After a major hurricane struck the U.S. state of Texas in 2009, authorities proposed to build levees to protect the coast from the Texas-Louisiana border all the way down to Freeport. But work never started and if it does, it would likely not be until 2023.
This is just one way Texas could have mitigated the storm surges generated by Hurricane Harvey, says Glenn McGillivray, managing director of Western University’s Institute for Catastrophic Loss Reduction. Another, he says, would have been to better plan the massive development that occurred in the Houston area.
‘Water simply has no place to go’
“They’ve been building like there’s no tomorrow including building into green lands and wetlands…They sop up water. They help us manage water better. You know, when you pave over these areas, when you put up big box stores with big roofs and these sorts of things water simply has no place to go. It runs off very quickly into rivers and creeks and streams and reservoirs. They soon burst their banks and you have a problem. Really, we’re seeing this in most major cities in North America.”

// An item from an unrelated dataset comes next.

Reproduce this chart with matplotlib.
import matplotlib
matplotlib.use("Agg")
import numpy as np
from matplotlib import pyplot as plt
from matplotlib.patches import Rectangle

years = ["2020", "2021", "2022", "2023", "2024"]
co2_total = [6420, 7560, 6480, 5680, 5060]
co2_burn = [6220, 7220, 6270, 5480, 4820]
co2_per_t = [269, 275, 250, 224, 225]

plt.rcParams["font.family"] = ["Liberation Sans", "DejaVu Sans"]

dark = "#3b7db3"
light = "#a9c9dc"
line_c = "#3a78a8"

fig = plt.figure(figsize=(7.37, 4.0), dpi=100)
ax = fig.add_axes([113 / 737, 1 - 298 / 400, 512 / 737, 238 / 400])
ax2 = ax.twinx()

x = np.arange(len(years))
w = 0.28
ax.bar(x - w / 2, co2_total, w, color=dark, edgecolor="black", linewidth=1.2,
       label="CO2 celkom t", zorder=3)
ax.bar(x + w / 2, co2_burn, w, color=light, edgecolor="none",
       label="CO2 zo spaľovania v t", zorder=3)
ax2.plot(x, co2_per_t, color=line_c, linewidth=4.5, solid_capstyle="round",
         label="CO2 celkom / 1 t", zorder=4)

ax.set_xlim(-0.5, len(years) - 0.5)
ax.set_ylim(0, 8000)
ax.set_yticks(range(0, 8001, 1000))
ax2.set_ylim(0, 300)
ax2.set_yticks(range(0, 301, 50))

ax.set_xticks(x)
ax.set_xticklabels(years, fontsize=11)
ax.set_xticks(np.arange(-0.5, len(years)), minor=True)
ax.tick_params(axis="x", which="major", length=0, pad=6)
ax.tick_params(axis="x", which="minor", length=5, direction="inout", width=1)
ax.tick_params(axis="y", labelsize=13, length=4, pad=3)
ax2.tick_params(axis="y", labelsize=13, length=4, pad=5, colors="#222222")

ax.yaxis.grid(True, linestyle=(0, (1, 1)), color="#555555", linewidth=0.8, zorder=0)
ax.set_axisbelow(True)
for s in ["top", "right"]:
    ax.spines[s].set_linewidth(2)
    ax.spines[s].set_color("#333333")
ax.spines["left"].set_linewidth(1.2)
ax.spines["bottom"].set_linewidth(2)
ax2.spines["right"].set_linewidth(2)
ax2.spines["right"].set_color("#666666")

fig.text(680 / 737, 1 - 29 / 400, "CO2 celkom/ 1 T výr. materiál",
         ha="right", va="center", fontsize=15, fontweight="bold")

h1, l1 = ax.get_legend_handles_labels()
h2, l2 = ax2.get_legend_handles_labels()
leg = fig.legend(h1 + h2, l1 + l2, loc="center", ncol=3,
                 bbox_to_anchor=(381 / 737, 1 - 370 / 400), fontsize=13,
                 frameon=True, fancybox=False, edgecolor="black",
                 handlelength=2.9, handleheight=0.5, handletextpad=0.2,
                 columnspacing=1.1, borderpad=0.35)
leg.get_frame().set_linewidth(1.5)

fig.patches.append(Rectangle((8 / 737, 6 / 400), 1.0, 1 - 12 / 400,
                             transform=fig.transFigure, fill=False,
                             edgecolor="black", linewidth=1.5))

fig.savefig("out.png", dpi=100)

McGillivray says tougher building codes could also help mitigate the effects of disasters. “Taken all together, what we build, where we build and how we build it is all very important.”Listen
Those who ok building don’t pay for mistakes
He says one of the problems in Canada is that municipal governments make the decisions about their own development and provincial governments are the ones which pay for relief from disasters. “There is a bit of a disconnect there and I think local governments either have to have more skin in the game or the more senior government need more say in where we build things and how we build things.”

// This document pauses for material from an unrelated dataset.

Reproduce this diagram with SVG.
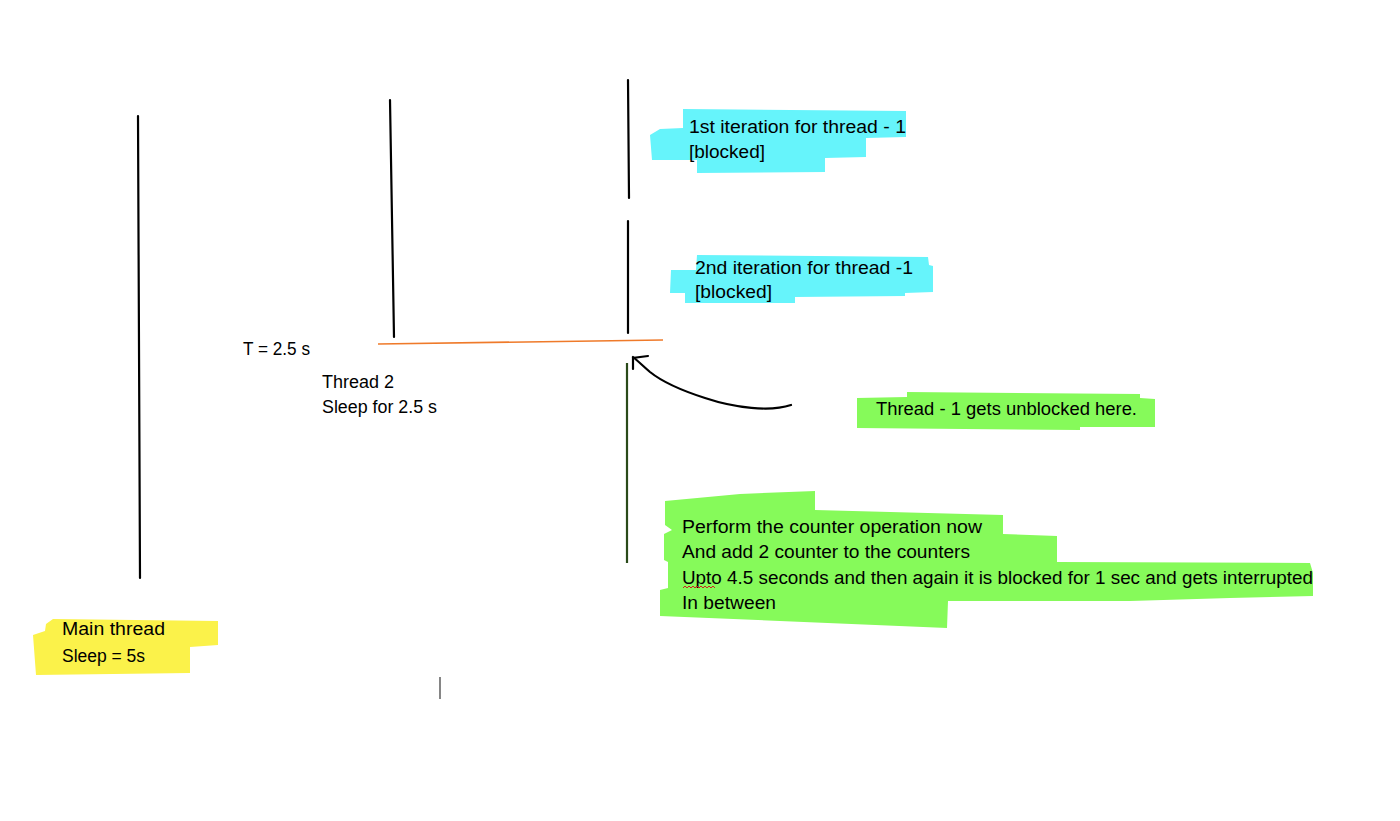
<svg xmlns="http://www.w3.org/2000/svg" width="1400" height="821" viewBox="0 0 1400 821">
<style>
.t{font-family:"Liberation Sans",Arial,sans-serif;font-size:17.5px;fill:#000;}
.ln{stroke:#000;stroke-width:2.2;fill:none;stroke-linecap:round;}
.cy{fill:#66f4fb;}
.gr{fill:#86fa5a;}
.ye{fill:#fbf24a;}
</style>
<rect width="1400" height="821" fill="#fff"/>
<g id="connectors">
<path class="ln" d="M138,116 L140,578"/>
<path class="ln" d="M390,100 L394,337"/>
<path class="ln" d="M628,80 L629,198"/>
<path class="ln" d="M628,221 L628,333"/>
<path d="M627,363 L627,563" stroke="#2a4a1a" stroke-width="2.2" fill="none"/>
<path d="M378,344 L663,340" stroke="#ef7a2a" stroke-width="1.6" fill="none"/>
<path d="M440,677 L440,699" stroke="#444" stroke-width="1.3"/>
<path class="ln" d="M791,405 C770,412 735,408 705,398 C680,390 660,380 650,372 C643,366 638,361 633,357"/>
<path class="ln" d="M648,356 L633,358 L633,369"/>
</g>
<g id="main-thread">
<path class="ye" d="M53,619 L218,621 L218,645 L190,647 L190,673 L36,675 L33,635 L45,631 L46,624 Z"/>
<text class="t" x="62" y="635" textLength="103" lengthAdjust="spacingAndGlyphs">Main thread</text>
<text class="t" x="62" y="662" textLength="83" lengthAdjust="spacingAndGlyphs">Sleep = 5s</text>
</g>
<g id="t-label">
<text class="t" x="243" y="355" textLength="67" lengthAdjust="spacingAndGlyphs">T = 2.5 s</text>
</g>
<g id="thread2">
<text class="t" x="322" y="388" textLength="72" lengthAdjust="spacingAndGlyphs">Thread 2</text>
<text class="t" x="322" y="413" textLength="115" lengthAdjust="spacingAndGlyphs">Sleep for 2.5 s</text>
</g>
<g id="iter1">
<path class="cy" d="M683,109 L906,111 L906,137 L866,138 L866,157 L825,158 L825,172 L697,173 L697,160 L652,160 L650,135 L660,129 L683,128 Z"/>
<text class="t" x="689" y="133" textLength="217" lengthAdjust="spacingAndGlyphs">1st iteration for thread - 1</text>
<text class="t" x="689" y="158" textLength="76" lengthAdjust="spacingAndGlyphs">[blocked]</text>
</g>
<g id="iter2">
<path class="cy" d="M697,255 L928,257 L929,265 L933,266 L933,292 L905,293 L905,296 L795,297 L795,303 L685,303 L685,293 L670,293 L671,270 L696,270 Z"/>
<text class="t" x="695" y="274" textLength="218" lengthAdjust="spacingAndGlyphs">2nd iteration for thread -1</text>
<text class="t" x="695" y="298" textLength="77" lengthAdjust="spacingAndGlyphs">[blocked]</text>
</g>
<g id="unblocked">
<path class="gr" d="M907,392 L1140,394 L1140,398 L1155,399 L1155,427 L1080,427 L1080,430 L857,428 L857,398 L907,397 Z"/>
<text class="t" x="876" y="415" textLength="261" lengthAdjust="spacingAndGlyphs">Thread - 1 gets unblocked here.</text>
</g>
<g id="counter">
<path class="gr" d="M665,501 L740,494 L815,491 L815,510 L1003,515 L1003,534 L1057,536 L1057,562 L1310,563 L1313,573 L1313,596 L1230,598 L1130,601 L948,601 L947,628 L660,616 L660,590 L668,588 L668,562 L664,560 L664,534 L672,530 L665,525 Z"/>
<text class="t" x="682" y="533" textLength="300" lengthAdjust="spacingAndGlyphs">Perform the counter operation now</text>
<text class="t" x="682" y="558" textLength="288" lengthAdjust="spacingAndGlyphs">And add 2 counter to the counters</text>
<text class="t" x="682" y="584" textLength="631" lengthAdjust="spacingAndGlyphs">Upto 4.5 seconds and then again it is blocked for 1 sec and gets interrupted</text>
<path d="M683,588 l2,-2 l2,2 l2,-2 l2,2 l2,-2 l2,2 l2,-2 l2,2 l2,-2 l2,2 l2,-2 l2,2 l2,-2 l2,2 l2,-2 l2,2" stroke="#d02020" stroke-width="1" fill="none"/>
<text class="t" x="682" y="609" textLength="94" lengthAdjust="spacingAndGlyphs">In between</text>
</g>
</svg>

‘A great step in the right direction’
McGillivray says the insurance industry needs to be involved, noting that it has only recently begun to offer flood insurance. He says the Canadian government has begun to engage the insurance industry and to set standards for flood mapping. Also it recently pledged $2 billion for a disaster mitigation and adaptation fund to support “infrastructure required to deal with the effects of a changing climate.”
Says McGillivray: “We’re getting there…It’s a great step in the right direction.”